The interpretation of the results is straightforward. The respective first PC holds almost 90% of the variance of the original data and represents unchanged areas in the scenes of different dates emphasized by the loadings of the eigenvector, which are similar among the components (bands) of both scenes. Small variations in atmospheric and light and shadow conditions can explain small differences of the loadings. Also, the contrast value shows that the loading differences of the first PC are neglectable. For the majority of scene pairs, the second PC (PC2) possessed the highest contrast and was found appropriate to be used for change identification. For one scene pair, the third PC (PC3), for another, the fourth PC (PC4) showed the highest contrast and were consequently applied for further analysis. As expected, the contribution of both SWIR bands to the contrast value is comparably high in all PCs, which has been found suitable for identification of changes in loess, highlighted in Table 3.

Figure 4 depicts the changed areas for corresponding scene pairs based on the 2nd, and the 98th percentile classification.
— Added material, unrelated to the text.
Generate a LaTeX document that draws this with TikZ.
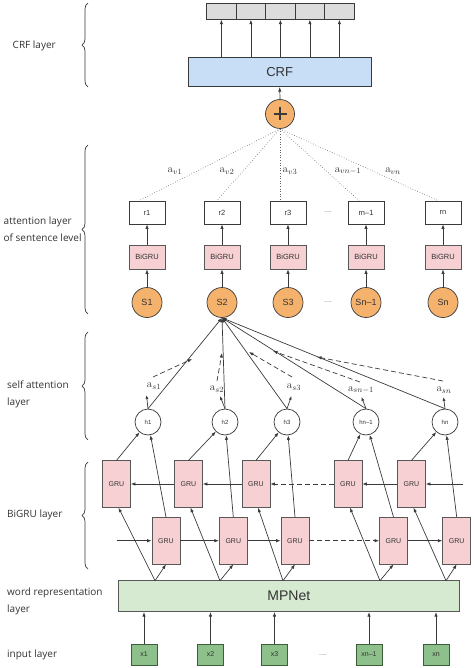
\documentclass[tikz,border=0pt]{standalone}
\usepackage{fontspec}
\setsansfont{Liberation Sans}
\newfontfamily\labelfont{Open Sans}
\usetikzlibrary{arrows.meta,decorations.pathreplacing,calc}

\definecolor{ln}{HTML}{3A3A3A}
\definecolor{cellgray}{HTML}{DCDCDC}
\definecolor{crfblue}{HTML}{C8DEF6}
\definecolor{orng}{HTML}{F5B26C}
\definecolor{pinkf}{HTML}{F6D0D3}
\definecolor{mpgreen}{HTML}{D6EAD2}
\definecolor{xgreen}{HTML}{8DC08A}
\definecolor{xdark}{HTML}{3E5E3B}
\definecolor{txt}{HTML}{333333}

\begin{document}
\begin{tikzpicture}[x=1pt,y=-1pt,
  every node/.style={font=\sffamily, text=txt, inner sep=0pt},
  arr/.style={draw=ln, line width=0.7pt, -{Latex[length=4.5pt,width=3.4pt]}},
  smallarr/.style={draw=ln, line width=0.7pt, -{Latex[length=4pt,width=3pt]}},
  dsh/.style={dash pattern=on 5pt off 3pt},
  dots/.style={draw=ln!80, line width=0.6pt, dotted},
  cell/.style={draw=ln, fill=cellgray, minimum width=29.5pt, minimum height=16pt, line width=0.7pt},
  crfbox/.style={draw=ln, fill=crfblue, minimum width=182.7pt, minimum height=29.4pt, line width=0.7pt, font=\sffamily\fontsize{13}{15}\selectfont},
  plusnode/.style={circle, draw=ln, fill=orng, minimum size=29pt, line width=0.7pt},
  rbox/.style={draw=ln, fill=white, minimum width=36pt, minimum height=23pt, line width=0.7pt, font=\sffamily\fontsize{7.5}{9}\selectfont},
  bigru/.style={draw=ln!85, fill=pinkf, minimum width=36pt, minimum height=24pt, line width=0.7pt, font=\sffamily\fontsize{7.5}{9}\selectfont},
  snode/.style={circle, draw=ln, fill=orng, minimum size=30pt, line width=0.7pt, font=\sffamily\fontsize{9}{11}\selectfont},
  hcirc/.style={circle, draw=ln, fill=white, minimum size=26pt, line width=0.7pt, font=\sffamily\fontsize{6}{7}\selectfont},
  grubox/.style={draw=ln!85, fill=pinkf, minimum width=28pt, minimum height=46.6pt, line width=0.7pt, font=\sffamily\fontsize{7}{8}\selectfont},
  mpbox/.style={draw=ln!85, fill=mpgreen, minimum width=341pt, minimum height=31pt, line width=0.7pt, font=\sffamily\fontsize{14}{16}\selectfont},
  xbox/.style={draw=xdark, fill=xgreen, minimum width=26pt, minimum height=21pt, line width=0.7pt, font=\sffamily\fontsize{7}{8}\selectfont},
  alabel/.style={font=\fontsize{11}{12}\selectfont},
  dotstxt/.style={text=ln!70, font=\sffamily\fontsize{7}{8}\selectfont},
  lefttxt/.style={anchor=west, align=left, font=\labelfont\fontsize{10}{17}\selectfont},
  brc/.style={draw=ln, line width=0.7pt, decorate, decoration={brace, amplitude=6pt}}
]
\useasboundingbox (0,0) rectangle (474,668);

% ---------- CRF layer ----------
\foreach \i in {1,...,5}
  \node[cell] (o\i) at ({221.4+29.5*(\i-1)},11.3) {};
\node[crfbox] (crf) at (279.7,72) {CRF};
\foreach \i in {1,...,5}
  \draw[arr] (crf.north -| o\i) -- (o\i.south);
\node[plusnode] (plus) at (280,114) {};
\draw[ln, line width=1.4pt] ($(plus.center)+(-6.5,0)$) -- ($(plus.center)+(6.5,0)$);
\draw[ln, line width=1.4pt] ($(plus.center)+(0,-6.5)$) -- ($(plus.center)+(0,6.5)$);
\draw[arr] (plus.north) -- (crf.south);

% ---------- sentence level ----------
\foreach \i/\x/\rt/\st in {1/147/r1/S1, 2/222/r2/S2, 3/288/r3/S3, 4/366/{rn\textendash1}/{Sn\textendash1}, 5/443/rn/Sn} {
  \node[rbox] (r\i) at (\x,212.5) {\rt};
  \node[bigru] (b\i) at (\x,257) {BiGRU};
  \node[snode] (s\i) at (\x,302.5) {\st};
  \draw[arr] (b\i.north) -- (r\i.south);
  \draw[arr] (s\i.north) -- (b\i.south);
}
\node[dotstxt] (dr) at (328,212) {....};
\node[dotstxt] (ds) at (328,302) {....};

\draw[dots] (plus.south) -- ([xshift=-8pt]r1.north);
\draw[dots] (plus.south) -- ([xshift=-5pt]r2.north);
\draw[dots] (plus.south) -- (plus.south |- r3.north);
\draw[dots] (plus.south) -- ([xshift=-7pt]r4.north);
\draw[dots] (plus.south) -- ([xshift=-5pt]r5.north);

\node[alabel] (av1) at (175,171) {$\mathrm{a}_{v1}$};
\node[alabel] (av2) at (227,171) {$\mathrm{a}_{v2}$};
\node[alabel] (av3) at (290,171) {$\mathrm{a}_{v3}$};
\node[alabel] (av4) at (348,171) {$\mathrm{a}_{vn-1}$};
\node[alabel] (av5) at (393,171) {$\mathrm{a}_{vn}$};

% ---------- self attention ----------
\foreach \i/\x/\t in {1/148/h1, 2/225/h2, 3/287/h3, 4/366/{hn\textendash1}, 5/445/hn}
  \node[hcirc] (h\i) at (\x,422) {\t};
\foreach \i in {1,...,5}
  \draw[arr] (h\i.north) -- (s2.south);

\node[alabel] (as1) at (154,386) {$\mathrm{a}_{s1}$};
\node[alabel] (as2) at (217,389) {$\mathrm{a}_{s2}$};
\node[alabel] (as3) at (294,387) {$\mathrm{a}_{s3}$};
\node[alabel] (as4) at (361,390) {$\mathrm{a}_{sn-1}$};
\node[alabel] (as5) at (444,390) {$\mathrm{a}_{sn}$};
\coordinate (t1) at (146.5,395);
\coordinate (t2) at (220,396);
\coordinate (t3) at (291.5,396);
\coordinate (t4) at (361.5,397);
\coordinate (t5) at (443.5,397);
\foreach \i in {1,...,5}
  \draw[smallarr] (h\i.north) -- (t\i);

\coordinate (d1a) at (153,377);  \coordinate (d1b) at (192,359);
\coordinate (d2a) at (217,381);  \coordinate (d2b) at (222,353);
\coordinate (d3a) at (292,377);  \coordinate (d3b) at (249,352);
\coordinate (d4a) at (360,382);  \coordinate (d4b) at (273,351);
\coordinate (d5a) at (443,381);  \coordinate (d5b) at (317,357);
\foreach \i in {1,...,5}
  \draw[arr, dsh] (d\i a) -- (d\i b);

% ---------- BiGRU layer ----------
\foreach \i/\x in {1/116.5, 2/188.5, 3/256, 4/348, 5/411.5}
  \node[grubox] (U\i) at (\x,484) {GRU};
\foreach \i/\x in {1/166, 2/233.3, 3/295, 4/393.5, 5/456.7}
  \node[grubox] (L\i) at (\x,540.7) {GRU};

\foreach \i in {1,...,5} {
  \draw[arr] (U\i.north) -- (h\i);
  \draw[arr] (L\i.north) -- (h\i);
}

\coordinate (lin) at (116.7,540.7);
\coordinate (uin) at (463,484);
\draw[arr] (lin) -- (L1.west);
\draw[arr] (L1) -- (L2);
\draw[arr] (L2) -- (L3);
\draw[arr, dsh] (L3) -- (L4);
\draw[arr] (L4) -- (L5);
\draw[arr] (uin) -- (U5.east);
\draw[arr] (U5) -- (U4);
\draw[arr, dsh] (U4) -- (U3);
\draw[arr] (U3) -- (U2);
\draw[arr] (U2) -- (U1);

% ---------- word representation ----------
\node[mpbox] (mp) at (288.8,596.2) {MPNet};
\foreach \i/\x in {1/155, 2/220, 3/283, 4/380, 5/446} {
  \coordinate (m\i) at (\x,580.7);
  \draw[arr] (m\i) -- ([xshift=2pt]U\i.south);
  \draw[arr] (m\i) -- (L\i.south);
}

% ---------- input layer ----------
\foreach \i/\x/\t in {1/144/x1, 2/210.5/x2, 3/274.5/x3, 4/369/{xn\textendash1}, 5/436/xn} {
  \node[xbox] (x\i) at (\x,654.5) {\t};
  \draw[arr] (x\i.north) -- (x\i.north |- mp.south);
}
\node[dotstxt] (dx) at (323,655) {....};

% ---------- left labels & braces ----------
\draw[brc] (88,87) -- (88,3);
\draw[brc] (88,314) -- (88,145);
\draw[brc] (88,440) -- (88,332);
\draw[brc] (88,569) -- (88,462);

\node[lefttxt] (l1) at (12.5,46) {CRF layer};
\node[lefttxt] (l2) at (3.5,229.5) {attention layer\\of sentence level};
\node[lefttxt] (l3) at (7,394.5) {self attention\\layer};
\node[lefttxt] (l4) at (7,514.5) {BiGRU layer};
\node[lefttxt] (l5) at (7,601) {word representation\\layer};
\node[lefttxt] (l6) at (7,654.5) {input layer};
\end{tikzpicture}
\end{document}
In total, the estimated study area is about 416 km². However, the central area of Lanzhou City was excluded from the analysis as it was already entirely urbanized. Therefore, the total area considered for the change detection and used for calculation of the statistics is about 353 km².

Figure 4. Changed areas in time intervals and validation spots; depicted on the Sentinel-2 scene [11/01/2016] (Natural colors: RGB bands 4, 3, 2). The city area is excluded.

The results illuminate that in the last two decades, about 10% of the semi-natural loess area has been affected by bulk earthworks and construction activities (Figure 5). These activities exhibit surficial removal of material at different scales. For large scale projects, these activities are associated with the massive reshaping of the landscape morphology, including leveling of hills and filling up of preexisting valleys.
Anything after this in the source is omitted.